The U.S. Patent and Trademark Office issued Caribou Biosciences, a startup co-founded by UC Berkeley researcher Jennifer Doudna, intellectual property rights for developments in CRISPR gene-editing technology Tuesday.
Compared with previous patents on CRISPR technology, this patent focuses on “a diagnostic method,” according to Jeffrey Lefstin, UC Hastings College of Law professor. In other words, other CRISPR developments typically center on genomic editing, but the technology covered by Doudna’s recent patent focuses on genomic detection, Lefstin said.
“This patent seems narrower in that it’s directed towards detecting genomic rearrangements or other aspects of chromosomal structure,” Lefstin said.
CRISPR is a naturally occurring protein system often found in bacteria that provides immunity to certain viruses, said Fuguo Jiang, a UC Berkeley postdoctoral associate with Doudna’s laboratory. Doudna’s team has studied the system’s applications to genome editing, he said.

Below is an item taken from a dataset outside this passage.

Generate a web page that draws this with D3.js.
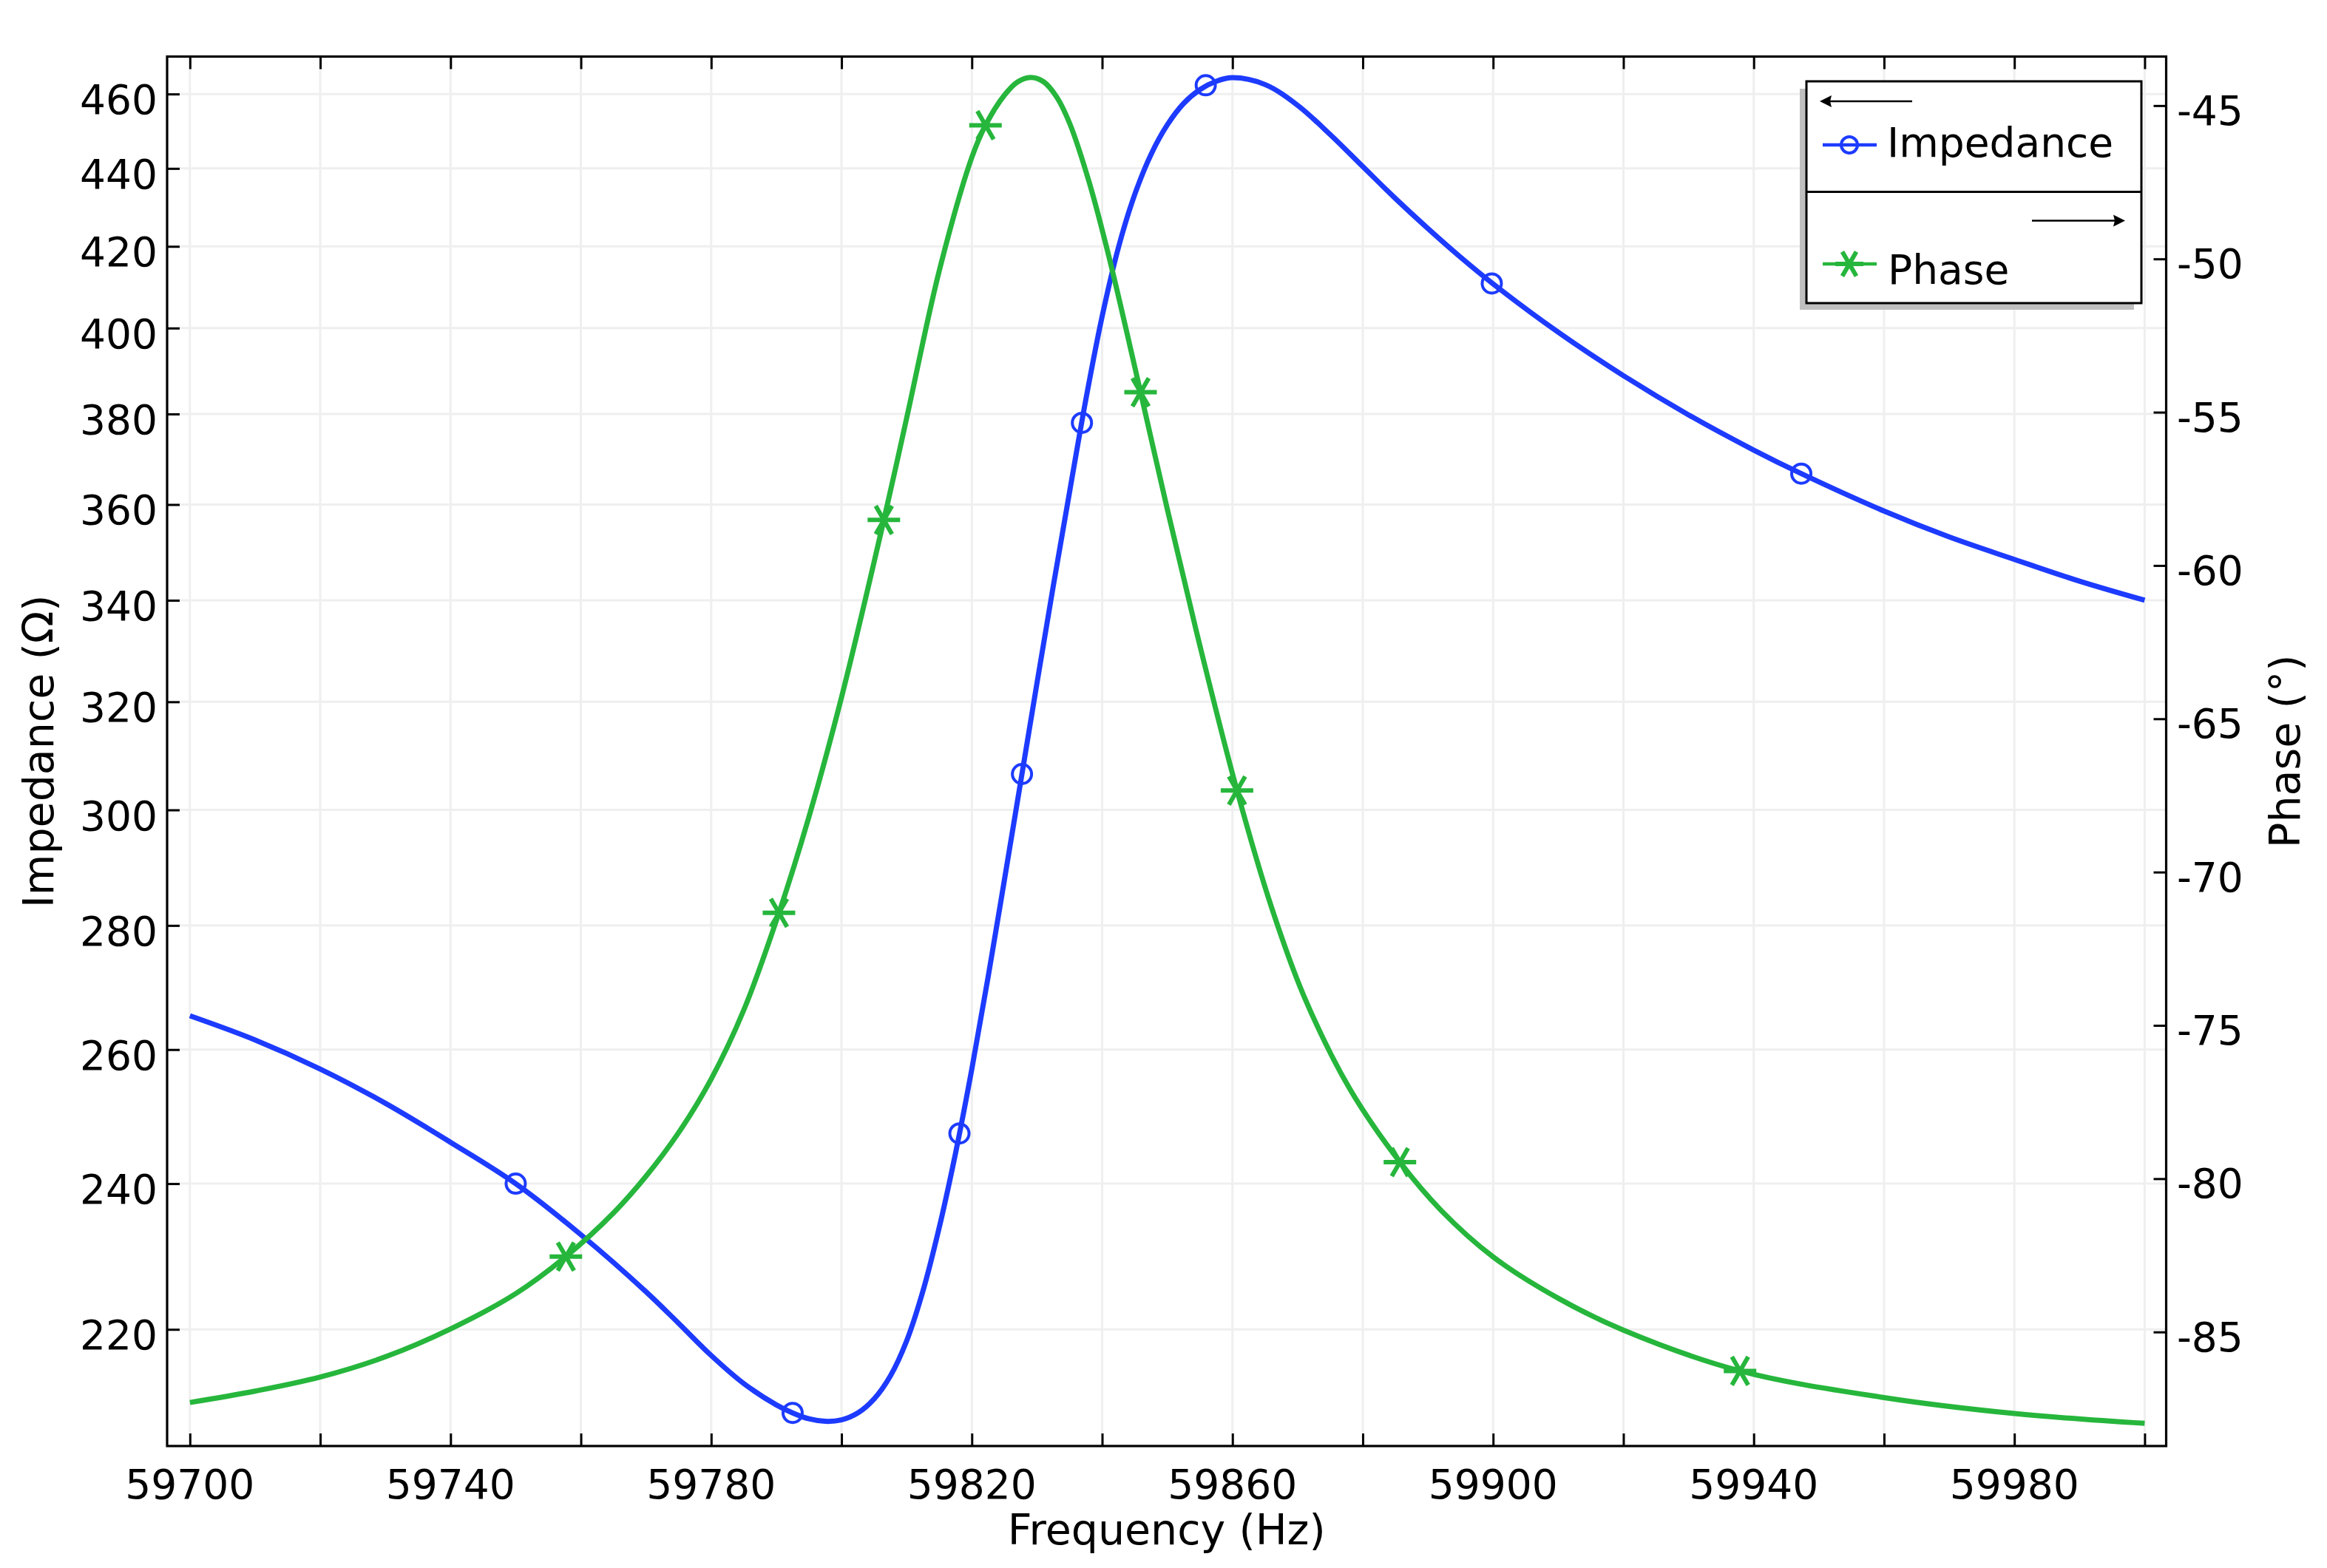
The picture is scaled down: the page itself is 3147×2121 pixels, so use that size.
<!DOCTYPE html>
<html>
<head>
<meta charset="utf-8">
<script src="https://cdn.jsdelivr.net/npm/d3@7"></script>
<style>
  html, body { margin: 0; padding: 0; background: #ffffff; }
  svg { display: block; font-family: "DejaVu Sans", sans-serif; }
</style>
</head>
<body>
<svg id="chart" width="3147" height="2121"></svg>
<script>
// ---------- data ----------
const impFreq = [59700, 59710, 59720, 59730, 59740, 59750, 59760, 59770, 59775, 59780,
                 59785, 59790, 59792.5, 59795, 59797.5, 59800, 59802.5, 59805, 59807.5, 59810,
                 59812.5, 59815, 59817.5, 59820, 59822.5, 59825, 59827.5, 59830, 59832.5, 59835,
                 59837.5, 59840, 59842.5, 59845, 59847.5, 59850, 59852.5, 59855, 59857.5, 59860,
                 59865, 59870, 59875, 59880, 59885, 59890, 59895, 59900, 59910, 59920,
                 59930, 59940, 59947.3, 59960, 59970, 59980, 59990, 60000];
const impValue = [265.3, 261.5, 257.0, 251.8, 246.0, 240.0, 232.8, 225.0, 220.8, 216.6,
                  213.0, 210.3, 209.3, 208.56, 208.25, 208.43, 209.29, 211.05, 213.97, 218.5,
                  225.1, 233.8, 244.4, 257.0, 271.5, 287.7, 305.1, 323.6, 342.9, 362.7,
                  383.3, 402.8, 419.7, 433.2, 443.7, 451.6, 457.4, 461.2, 463.5, 464.5,
                  462.6, 456.9, 449.0, 440.5, 432.2, 424.5, 417.3, 410.7, 399.0, 388.8,
                  379.8, 371.9, 366.7, 358.6, 353.1, 348.4, 343.9, 340.0];

const phaseFreq = [59700, 59710, 59720, 59730, 59740, 59750, 59757.7, 59765, 59770, 59775,
                   59780, 59785, 59790.4, 59795, 59800, 59806.5, 59810, 59815, 59820, 59822.1,
                   59825, 59827, 59829, 59831, 59833, 59835, 59838, 59841, 59845.9, 59850,
                   59855, 59860.7, 59866, 59871, 59878, 59885.7, 59892, 59900, 59910, 59920,
                   59937.9, 59960, 59980, 60000];
const phaseValue = [-87.30, -86.93, -86.47, -85.81, -84.90, -83.75, -82.54, -81.12, -79.92, -78.50,
                    -76.75, -74.50, -71.33, -68.20, -64.30, -58.515, -55.19, -50.39, -46.69, -45.64,
                    -44.66, -44.23, -44.08, -44.22, -44.71, -45.57, -47.49, -49.89, -54.35, -58.16,
                    -62.61, -67.34, -71.15, -74.06, -77.07, -79.46, -81.03, -82.55, -83.90, -84.94,
                    -86.27, -87.14, -87.66, -87.98];

// marker positions
const impMarkFreq  = [59750, 59792.5, 59818.1, 59827.7, 59836.9, 59855.9, 59899.8, 59947.3];
const impMarkValue = [240.0, 209.3, 247.3, 306.5, 378.0, 462.4, 410.8, 366.7];
const phaseMarkFreq  = [59757.7, 59790.4, 59806.5, 59822.1, 59845.9, 59860.7, 59885.7, 59937.9];
const phaseMarkValue = [-82.54, -71.33, -58.515, -45.64, -54.35, -67.34, -79.46, -86.27];

// ticks
const xTicksAll   = d3.range(59700, 60001, 20);
const xTickLabels = [59700, 59740, 59780, 59820, 59860, 59900, 59940, 59980];
const impTicks    = [220, 240, 260, 280, 300, 320, 340, 360, 380, 400, 420, 440, 460];
const phaseTicks  = [-85, -80, -75, -70, -65, -60, -55, -50, -45];

const xDomain     = [59696.5, 60003.3];
const impDomain   = [205.2, 470.4];
const phaseDomain = [-88.72, -43.40];

const seriesNames = ["Impedance", "Phase"];
const titles = { x: "Frequency (Hz)", yLeft: "Impedance (\u03A9)", yRight: "Phase (\u00B0)" };

// ---------- layout ----------
const plot = { left: 226, right: 2929.5, top: 76.5, bottom: 1956 };
const blue = "#1d3bff", green = "#26b63c", gridCol = "#efefef";
const fontSize = 55;

const svg = d3.select("#chart");
const x  = d3.scaleLinear().domain(xDomain).range([plot.left, plot.right]);
const yL = d3.scaleLog().domain(impDomain).range([plot.bottom, plot.top]);
const yR = d3.scaleLinear().domain(phaseDomain).range([plot.bottom, plot.top]);

svg.append("rect").attr("width", 3147).attr("height", 2121).attr("fill", "#fff");

svg.append("defs").append("clipPath").attr("id", "clip")
  .append("rect").attr("x", plot.left).attr("y", plot.top)
  .attr("width", plot.right - plot.left).attr("height", plot.bottom - plot.top);

// grid
const grid = svg.append("g");
grid.selectAll(".gx").data(xTicksAll).join("line")
  .attr("x1", d => x(d)).attr("x2", d => x(d))
  .attr("y1", plot.top).attr("y2", plot.bottom)
  .attr("stroke", gridCol).attr("stroke-width", 3);
grid.selectAll(".gy").data(impTicks).join("line")
  .attr("x1", plot.left).attr("x2", plot.right)
  .attr("y1", d => yL(d)).attr("y2", d => yL(d))
  .attr("stroke", gridCol).attr("stroke-width", 3);

// axes with inward ticks
const tickLen = 17;
const bottomAxis = d3.axisBottom(x).tickValues(xTicksAll).tickSize(-tickLen).tickFormat("");
const topAxis = d3.axisTop(x).tickValues(xTicksAll).tickSize(-tickLen).tickFormat("");
const leftAxis = d3.axisLeft(yL).tickValues(impTicks).tickSize(-tickLen).tickFormat("");
const rightAxis = d3.axisRight(yR).tickValues(phaseTicks).tickSize(-tickLen).tickFormat("");
function styleAxis(g) {
  g.select(".domain").remove();
  g.selectAll(".tick line").attr("stroke", "#000").attr("stroke-width", 3);
}
svg.append("g").attr("transform", `translate(0,${plot.bottom})`).call(bottomAxis).call(styleAxis);
svg.append("g").attr("transform", `translate(0,${plot.top})`).call(topAxis).call(styleAxis);
svg.append("g").attr("transform", `translate(${plot.left},0)`).call(leftAxis).call(styleAxis);
svg.append("g").attr("transform", `translate(${plot.right},0)`).call(rightAxis).call(styleAxis);

// tick labels
const lab = svg.append("g").attr("font-size", fontSize).attr("fill", "#000");
lab.selectAll(".xl").data(xTickLabels).join("text")
  .attr("x", d => x(d)).attr("y", 2027).attr("text-anchor", "middle").text(d => d);
lab.selectAll(".yl").data(impTicks).join("text")
  .attr("x", 213).attr("y", d => yL(d) + 27).attr("text-anchor", "end").text(d => d);
lab.selectAll(".yr").data(phaseTicks).join("text")
  .attr("x", 2944).attr("y", d => yR(d) + 26).attr("text-anchor", "start").text(d => d);

// titles
lab.append("text").attr("x", (plot.left + plot.right) / 2).attr("y", 2089)
  .attr("text-anchor", "middle").attr("font-size", 57).text(titles.x);
lab.append("text").attr("transform", `translate(72,${(plot.top + plot.bottom) / 2}) rotate(-90)`)
  .attr("text-anchor", "middle").attr("font-size", 57).text(titles.yLeft);
lab.append("text").attr("transform", `translate(3110,${(plot.top + plot.bottom) / 2}) rotate(-90)`)
  .attr("text-anchor", "middle").attr("font-size", 57).text(titles.yRight);

// lines
const impData = impFreq.map((f, i) => [f, impValue[i]]);
const phaseData = phaseFreq.map((f, i) => [f, phaseValue[i]]);
const impLine = d3.line().x(d => x(d[0])).y(d => yL(d[1])).curve(d3.curveCatmullRom.alpha(0.5));
const phaseLine = d3.line().x(d => x(d[0])).y(d => yR(d[1])).curve(d3.curveCatmullRom.alpha(0.5));

const lines = svg.append("g").attr("clip-path", "url(#clip)");
lines.append("path").datum(impData).attr("d", impLine)
  .attr("fill", "none").attr("stroke", blue).attr("stroke-width", 7)
  .attr("stroke-linejoin", "round").attr("stroke-linecap", "butt");
lines.selectAll(".im").data(impMarkFreq.map((f, i) => [f, impMarkValue[i]])).join("circle")
  .attr("cx", d => x(d[0])).attr("cy", d => yL(d[1])).attr("r", 13)
  .attr("fill", "none").attr("stroke", blue).attr("stroke-width", 4);

lines.append("path").datum(phaseData).attr("d", phaseLine)
  .attr("fill", "none").attr("stroke", green).attr("stroke-width", 7)
  .attr("stroke-linejoin", "round").attr("stroke-linecap", "butt");

function asterisk(g, cx, cy, r, color, sw) {
  [0, 60, 120].forEach(a => {
    const rad = a * Math.PI / 180;
    g.append("line")
      .attr("x1", cx - r * Math.cos(rad)).attr("y1", cy - r * Math.sin(rad))
      .attr("x2", cx + r * Math.cos(rad)).attr("y2", cy + r * Math.sin(rad))
      .attr("stroke", color).attr("stroke-width", sw);
  });
}
phaseMarkFreq.forEach((f, i) => asterisk(lines, x(f), yR(phaseMarkValue[i]), 22, green, 6));

// frame
svg.append("rect").attr("x", plot.left).attr("y", plot.top)
  .attr("width", plot.right - plot.left).attr("height", plot.bottom - plot.top)
  .attr("fill", "none").attr("stroke", "#000").attr("stroke-width", 3.2);

// legend
const lg = svg.append("g");
lg.append("rect").attr("x", 2434).attr("y", 120).attr("width", 452).attr("height", 299).attr("fill", "#bfbfbf");
lg.append("rect").attr("x", 2443).attr("y", 110).attr("width", 453).attr("height", 300)
  .attr("fill", "#fff").attr("stroke", "#000").attr("stroke-width", 3);
lg.append("line").attr("x1", 2443).attr("x2", 2896).attr("y1", 259.5).attr("y2", 259.5)
  .attr("stroke", "#000").attr("stroke-width", 3);
// arrows
lg.append("line").attr("x1", 2472).attr("x2", 2586).attr("y1", 137).attr("y2", 137).attr("stroke", "#000").attr("stroke-width", 2.5);
lg.append("path").attr("d", "M2461,137 L2477,129 L2475,137 L2477,145 Z").attr("fill", "#000");
lg.append("line").attr("x1", 2748).attr("x2", 2864).attr("y1", 298.5).attr("y2", 298.5).attr("stroke", "#000").attr("stroke-width", 2.5);
lg.append("path").attr("d", "M2874,298.5 L2858,290.5 L2860,298.5 L2858,306.5 Z").attr("fill", "#000");
// entries
lg.append("line").attr("x1", 2465).attr("x2", 2538).attr("y1", 196).attr("y2", 196).attr("stroke", blue).attr("stroke-width", 4.5);
lg.append("circle").attr("cx", 2501).attr("cy", 196).attr("r", 11).attr("fill", "none").attr("stroke", blue).attr("stroke-width", 4);
lg.append("text").attr("x", 2552).attr("y", 212).attr("font-size", fontSize).text(seriesNames[0]);
lg.append("line").attr("x1", 2465).attr("x2", 2538).attr("y1", 357).attr("y2", 357).attr("stroke", green).attr("stroke-width", 4.5);
asterisk(lg, 2501, 357, 19, green, 6);
lg.append("text").attr("x", 2553).attr("y", 384).attr("font-size", fontSize).text(seriesNames[1]);
</script>
</body>
</html>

Caribou Biosciences’ patent, however, has been granted at a time when intellectual property rights over CRISPR-Cas9 technology are still being contested between Doudna’s team and the Broad Institute of the Massachusetts Institute of Technology and Harvard University. The Broad Institute’s Feng Zhang currently has a patent on the Cas9 technology — which can be used for genome editing in living mammalian cells — giving his research center commercial control over its development.
The United States currently operates on a “first-inventor-to-file” patent system, meaning that the first party to file for a patent receives it, regardless of whether they are the original inventor. Doudna’s party filed first for a patent on the CRISPR-Cas9 technology, but Zhang managed to get the patent by going through an expedited process, according to UC Hastings professor Robin Feldman.
“It’s not unusual to have a tangle of patents,” said UC Berkeley School of Law professor Robert Merges. “There is often a lack of clarity at the beginning stage here, and it’s really not at all unusual.”
The CRISPR-Cas9 patent is now undergoing a legal process known as an interference proceeding, in which the Patent and Trademark Office will thoroughly investigate the claims of both parties — the UC Board of Regents and the Broad Institute.
Broad Institute spokesperson Lee McGuire said in an email that the new patent issued to Caribou Biosciences “is not involved in the existing patent interference process in any way.” Feldman, however, said the patent could, in fact, influence the interference proceeding.
“Every decision from the (Patent and Trademark Office) affects the delicate dance as the two parties are circling each other,” Feldman said.
Despite the contentious legal nature of CRISPR, all applications of the breakthrough technology will continue, according to Feldman.
“In the meantime, companies are racing to find uses for this revolutionary technology,” Feldman said. “The patent system lumbers on, but innovation does not wait.”